- Born: 10 August 1964 (age 61) Veliko Tarnovo, Bulgaria
- Occupation: Actor
- Years active: 1985–present

= Georgi Staykov =

Bulgarian actor (born 1964)

Georgi Nikolov Staykov (Георги Николов Стайков, born 10 August 1964 in Veliko Tarnovo, Bulgaria) is a Bulgarian actor. He graduated in acting from the National Academy for Theatre and Film Arts, Sofia.

== Professional career ==

His debut in cinema was a minor role in Boris I in 1985. in 1988, Staykov became famous in Bulgaria with "Vchera" (Вчера, Yesterday), where he portrayed Rostislav, a student in an elite high school in Communist Bulgaria, who rebels against the hollowness of the system and the absurd rules.

After the fall of communism, Staykov moved first to London, and later to Stockholm, Sweden. In Swedish cinema, he typically portrays Eastern European villains. "My Serbian friends refer to me as 'the main bad guy,'" he said in a 2007 interview. "I've played this role for all possible languages which has these 'bad guys' - Russian mafia, Hungarian... Serbian of course. Overall, I play Eastern Europeans. All bad guys who eventually die."
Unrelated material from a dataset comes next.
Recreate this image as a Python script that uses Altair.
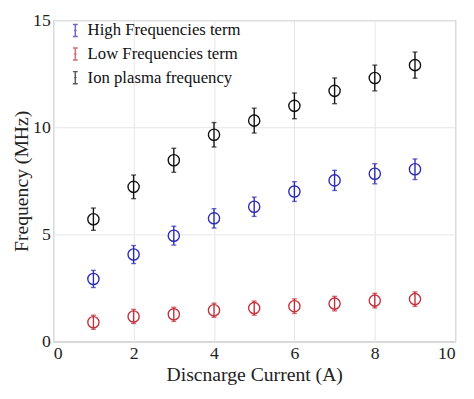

Staykov portrays Alexander Zalachenko, a former Soviet spy, in the 2009 film adaptations of the best-selling "Millennium Trilogy" novels. He said he embraces the role of the villain. "Unfortunately, the underlying opinion is that negative roles are very flat and without strong character. But I disagree. On the contrary, all the characters are flesh and blood, and as Socrates said, 'Nobody is born bad — they are bad due to lack of knowledge.'" He reprised the role of Zalachenko in the six-part Millennium television series that was broadcast on Swedish TV in 2010.

He returned to Bulgarian cinema and acted in the comedy Mission London and the drama Tilt. He also starred in the second season of Bulgarian TV series Undercover (Под Прикритие), as well as Where's Magi? (Къде е Маги?), a remake of ¿Dónde Está Elisa?.

== Personal life ==

Staykov lives in Stockholm, where he also teaches acting. He was married to a Swedish opera singer, Marion, for 15 years, until they separated in 2011. They have a son, Albert Nicholas, born in February 2007.